» **STATED PROBLEM**
Transcribe all of the material exactly. Any picture in it should be left out.

» **RECORDED DATA**
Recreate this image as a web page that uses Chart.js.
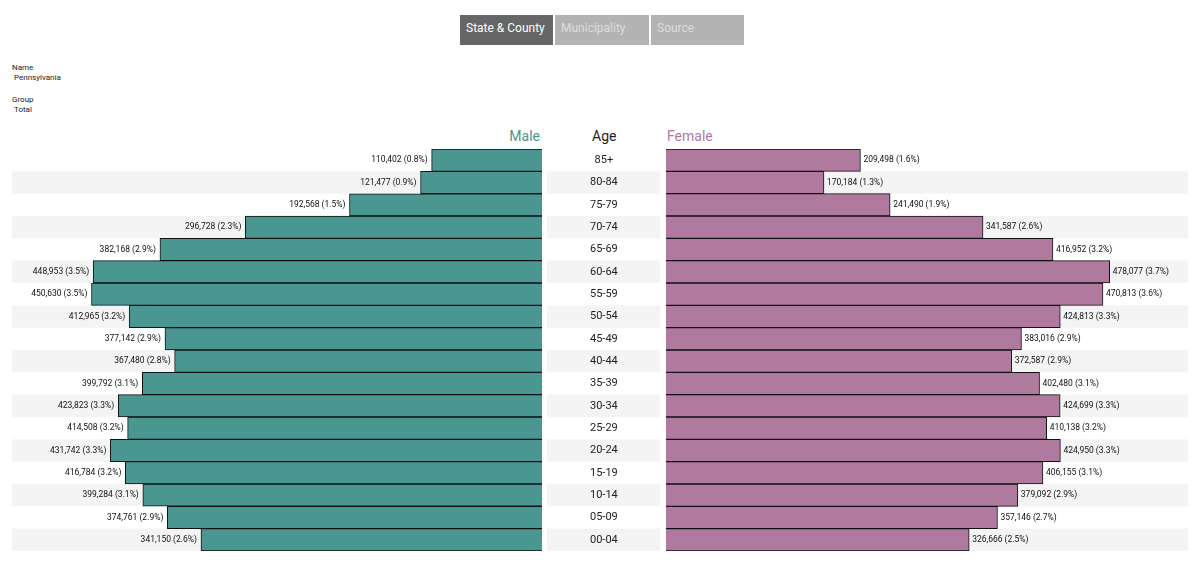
<!DOCTYPE html>
<html>
<head>
<meta charset="utf-8">
<script src="https://cdn.jsdelivr.net/npm/chart.js@4"></script>
<style>
  body { margin: 0; width: 1200px; height: 563px; background: #fff; font-family: Roboto, sans-serif; position: relative; overflow: hidden; }
  .tabs { position: absolute; left: 460px; top: 15px; display: flex; }
  .tab { height: 30px; line-height: 26px; font-size: 12px; padding-left: 6px; box-sizing: border-box; margin-right: 2px; }
  .info { position: absolute; left: 12px; font-size: 8px; line-height: 9.5px; color: #222; }
  .info span { display: block; padding-left: 2px; }
  .head { position: absolute; top: 128px; font-size: 14px; }
  #maleBox { position: absolute; left: 12px; top: 149px; width: 654px; height: 402px; }
  #femaleBox { position: absolute; left: 666px; top: 149px; width: 522px; height: 402px; }
</style>
</head>
<body>
<div class="tabs">
  <div class="tab" style="width:93px;background:#666;color:#fff">State &amp; County</div>
  <div class="tab" style="width:94px;background:#b3b3b3;color:#dcdcdc">Municipality</div>
  <div class="tab" style="width:93px;background:#b3b3b3;color:#dcdcdc">Source</div>
</div>
<div class="info" style="top:63px">Name<span>Pennsylvania</span></div>
<div class="info" style="top:95px">Group<span>Total</span></div>
<div class="head" style="right:660px;color:#4a9690">Male</div>
<div class="head" style="left:592px;color:#222">Age</div>
<div class="head" style="left:667px;color:#b07a9f">Female</div>
<div id="maleBox"><canvas id="maleChart"></canvas></div>
<div id="femaleBox"><canvas id="femaleChart"></canvas></div>
<script>
  const ageGroups = ['85+', '80-84', '75-79', '70-74', '65-69', '60-64', '55-59', '50-54', '45-49',
    '40-44', '35-39', '30-34', '25-29', '20-24', '15-19', '10-14', '05-09', '00-04'];
  const maleValues = [110402, 121477, 192568, 296728, 382168, 448953, 450630, 412965, 377142,
    367480, 399792, 423823, 414508, 431742, 416784, 399284, 374761, 341150];
  const malePercents = [0.8, 0.9, 1.5, 2.3, 2.9, 3.5, 3.5, 3.2, 2.9, 2.8, 3.1, 3.3, 3.2, 3.3, 3.2, 3.1, 2.9, 2.6];
  const femaleValues = [209498, 170184, 241490, 341587, 416952, 478077, 470813, 424813, 383016,
    372587, 402480, 424699, 410138, 424950, 406155, 379092, 357146, 326666];
  const femalePercents = [1.6, 1.3, 1.9, 2.6, 3.2, 3.7, 3.6, 3.3, 2.9, 2.9, 3.1, 3.3, 3.2, 3.3, 3.1, 2.9, 2.7, 2.5];

  const maleColor = '#4a9690';
  const femaleColor = '#b07a9f';

  // alternating row background, segments in canvas x coords
  function stripePlugin(segments) {
    return {
      id: 'stripes',
      beforeDraw(chart) {
        const ctx = chart.ctx;
        const y = chart.scales.y;
        const h = chart.chartArea.bottom - chart.chartArea.top;
        const rowH = h / ageGroups.length;
        ctx.save();
        ctx.fillStyle = '#f4f4f4';
        ageGroups.forEach((g, i) => {
          if (i % 2 === 1) {
            const cy = y.getPixelForValue(i);
            segments.forEach(s => ctx.fillRect(s[0], cy - rowH / 2, s[1] - s[0], rowH));
          }
        });
        ctx.restore();
      }
    };
  }

  function labelPlugin(values, percents, side) {
    return {
      id: 'valueLabels',
      afterDatasetsDraw(chart) {
        const ctx = chart.ctx;
        const meta = chart.getDatasetMeta(0);
        ctx.save();
        ctx.font = '8.5px Roboto';
        ctx.fillStyle = '#111';
        ctx.textBaseline = 'middle';
        meta.data.forEach((bar, i) => {
          const text = values[i].toLocaleString('en-US') + ' (' + percents[i].toFixed(1) + '%)';
          if (side === 'left') {
            ctx.textAlign = 'right';
            ctx.fillText(text, bar.x - 4, bar.y);
          } else {
            ctx.textAlign = 'left';
            ctx.fillText(text, bar.x + 3, bar.y);
          }
        });
        ctx.restore();
      }
    };
  }

  new Chart(document.getElementById('maleChart'), {
    type: 'bar',
    data: {
      labels: ageGroups,
      datasets: [{
        data: maleValues,
        backgroundColor: maleColor,
        borderColor: '#111',
        borderWidth: 1,
        barPercentage: 1,
        categoryPercentage: 1
      }]
    },
    options: {
      indexAxis: 'y',
      responsive: true,
      maintainAspectRatio: false,
      animation: false,
      layout: { padding: 0 },
      plugins: { legend: { display: false }, tooltip: { enabled: false } },
      scales: {
        x: {
          display: false,
          reverse: true,
          min: 0,
          max: Math.max(...maleValues) / 0.85
        },
        y: {
          position: 'right',
          // tickLength only pushes the centred age labels into the middle column
          grid: { display: false, drawTicks: true, tickLength: 48 },
          border: { display: false },
          afterFit: scale => { scale.width = 124; },
          ticks: {
            crossAlign: 'center',
            padding: 0,
            color: '#222',
            font: { family: 'Roboto', size: 11, lineHeight: 0.01 }
          }
        }
      }
    },
    plugins: [stripePlugin([[0, 530], [535, 648]]), labelPlugin(maleValues, malePercents, 'left')]
  });

  new Chart(document.getElementById('femaleChart'), {
    type: 'bar',
    data: {
      labels: ageGroups,
      datasets: [{
        data: femaleValues,
        backgroundColor: femaleColor,
        borderColor: '#111',
        borderWidth: 1,
        barPercentage: 1,
        categoryPercentage: 1
      }]
    },
    options: {
      indexAxis: 'y',
      responsive: true,
      maintainAspectRatio: false,
      animation: false,
      layout: { padding: 0 },
      plugins: { legend: { display: false }, tooltip: { enabled: false } },
      scales: {
        x: {
          display: false,
          min: 0,
          max: Math.max(...femaleValues) / 0.85
        },
        y: { display: false }
      }
    },
    plugins: [stripePlugin([[0, 522]]), labelPlugin(femaleValues, femalePercents, 'right')]
  });
</script>
</body>
</html>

» **RESULT OF THE EXERCISE**
Recreate this image as a web page that uses Chart.js.
<!DOCTYPE html>
<html>
<head>
<meta charset="utf-8">
<script src="https://cdn.jsdelivr.net/npm/chart.js@4"></script>
<style>
  body { margin: 0; width: 1200px; height: 563px; background: #fff; font-family: Roboto, sans-serif; position: relative; overflow: hidden; }
  .tabs { position: absolute; left: 460px; top: 15px; display: flex; }
  .tab { height: 30px; line-height: 26px; font-size: 12px; padding-left: 6px; box-sizing: border-box; margin-right: 2px; }
  .info { position: absolute; left: 12px; font-size: 8px; line-height: 9.5px; color: #222; }
  .info span { display: block; padding-left: 2px; }
  .head { position: absolute; top: 128px; font-size: 14px; }
  #maleBox { position: absolute; left: 12px; top: 149px; width: 654px; height: 402px; }
  #femaleBox { position: absolute; left: 666px; top: 149px; width: 522px; height: 402px; }
</style>
</head>
<body>
<div class="tabs">
  <div class="tab" style="width:93px;background:#666;color:#fff">State &amp; County</div>
  <div class="tab" style="width:94px;background:#b3b3b3;color:#dcdcdc">Municipality</div>
  <div class="tab" style="width:93px;background:#b3b3b3;color:#dcdcdc">Source</div>
</div>
<div class="info" style="top:63px">Name<span>Pennsylvania</span></div>
<div class="info" style="top:95px">Group<span>Total</span></div>
<div class="head" style="right:660px;color:#4a9690">Male</div>
<div class="head" style="left:592px;color:#222">Age</div>
<div class="head" style="left:667px;color:#b07a9f">Female</div>
<div id="maleBox"><canvas id="maleChart"></canvas></div>
<div id="femaleBox"><canvas id="femaleChart"></canvas></div>
<script>
  const ageGroups = ['85+', '80-84', '75-79', '70-74', '65-69', '60-64', '55-59', '50-54', '45-49',
    '40-44', '35-39', '30-34', '25-29', '20-24', '15-19', '10-14', '05-09', '00-04'];
  const maleValues = [110402, 121477, 192568, 296728, 382168, 448953, 450630, 412965, 377142,
    367480, 399792, 423823, 414508, 431742, 416784, 399284, 374761, 341150];
  const malePercents = [0.8, 0.9, 1.5, 2.3, 2.9, 3.5, 3.5, 3.2, 2.9, 2.8, 3.1, 3.3, 3.2, 3.3, 3.2, 3.1, 2.9, 2.6];
  const femaleValues = [209498, 170184, 241490, 341587, 416952, 478077, 470813, 424813, 383016,
    372587, 402480, 424699, 410138, 424950, 406155, 379092, 357146, 326666];
  const femalePercents = [1.6, 1.3, 1.9, 2.6, 3.2, 3.7, 3.6, 3.3, 2.9, 2.9, 3.1, 3.3, 3.2, 3.3, 3.1, 2.9, 2.7, 2.5];

  const maleColor = '#4a9690';
  const femaleColor = '#b07a9f';

  // alternating row background, segments in canvas x coords
  function stripePlugin(segments) {
    return {
      id: 'stripes',
      beforeDraw(chart) {
        const ctx = chart.ctx;
        const y = chart.scales.y;
        const h = chart.chartArea.bottom - chart.chartArea.top;
        const rowH = h / ageGroups.length;
        ctx.save();
        ctx.fillStyle = '#f4f4f4';
        ageGroups.forEach((g, i) => {
          if (i % 2 === 1) {
            const cy = y.getPixelForValue(i);
            segments.forEach(s => ctx.fillRect(s[0], cy - rowH / 2, s[1] - s[0], rowH));
          }
        });
        ctx.restore();
      }
    };
  }

  function labelPlugin(values, percents, side) {
    return {
      id: 'valueLabels',
      afterDatasetsDraw(chart) {
        const ctx = chart.ctx;
        const meta = chart.getDatasetMeta(0);
        ctx.save();
        ctx.font = '8.5px Roboto';
        ctx.fillStyle = '#111';
        ctx.textBaseline = 'middle';
        meta.data.forEach((bar, i) => {
          const text = values[i].toLocaleString('en-US') + ' (' + percents[i].toFixed(1) + '%)';
          if (side === 'left') {
            ctx.textAlign = 'right';
            ctx.fillText(text, bar.x - 4, bar.y);
          } else {
            ctx.textAlign = 'left';
            ctx.fillText(text, bar.x + 3, bar.y);
          }
        });
        ctx.restore();
      }
    };
  }

  new Chart(document.getElementById('maleChart'), {
    type: 'bar',
    data: {
      labels: ageGroups,
      datasets: [{
        data: maleValues,
        backgroundColor: maleColor,
        borderColor: '#111',
        borderWidth: 1,
        barPercentage: 1,
        categoryPercentage: 1
      }]
    },
    options: {
      indexAxis: 'y',
      responsive: true,
      maintainAspectRatio: false,
      animation: false,
      layout: { padding: 0 },
      plugins: { legend: { display: false }, tooltip: { enabled: false } },
      scales: {
        x: {
          display: false,
          reverse: true,
          min: 0,
          max: Math.max(...maleValues) / 0.85
        },
        y: {
          position: 'right',
          // tickLength only pushes the centred age labels into the middle column
          grid: { display: false, drawTicks: true, tickLength: 48 },
          border: { display: false },
          afterFit: scale => { scale.width = 124; },
          ticks: {
            crossAlign: 'center',
            padding: 0,
            color: '#222',
            font: { family: 'Roboto', size: 11, lineHeight: 0.01 }
          }
        }
      }
    },
    plugins: [stripePlugin([[0, 530], [535, 648]]), labelPlugin(maleValues, malePercents, 'left')]
  });

  new Chart(document.getElementById('femaleChart'), {
    type: 'bar',
    data: {
      labels: ageGroups,
      datasets: [{
        data: femaleValues,
        backgroundColor: femaleColor,
        borderColor: '#111',
        borderWidth: 1,
        barPercentage: 1,
        categoryPercentage: 1
      }]
    },
    options: {
      indexAxis: 'y',
      responsive: true,
      maintainAspectRatio: false,
      animation: false,
      layout: { padding: 0 },
      plugins: { legend: { display: false }, tooltip: { enabled: false } },
      scales: {
        x: {
          display: false,
          min: 0,
          max: Math.max(...femaleValues) / 0.85
        },
        y: { display: false }
      }
    },
    plugins: [stripePlugin([[0, 522]]), labelPlugin(femaleValues, femalePercents, 'right')]
  });
</script>
</body>
</html>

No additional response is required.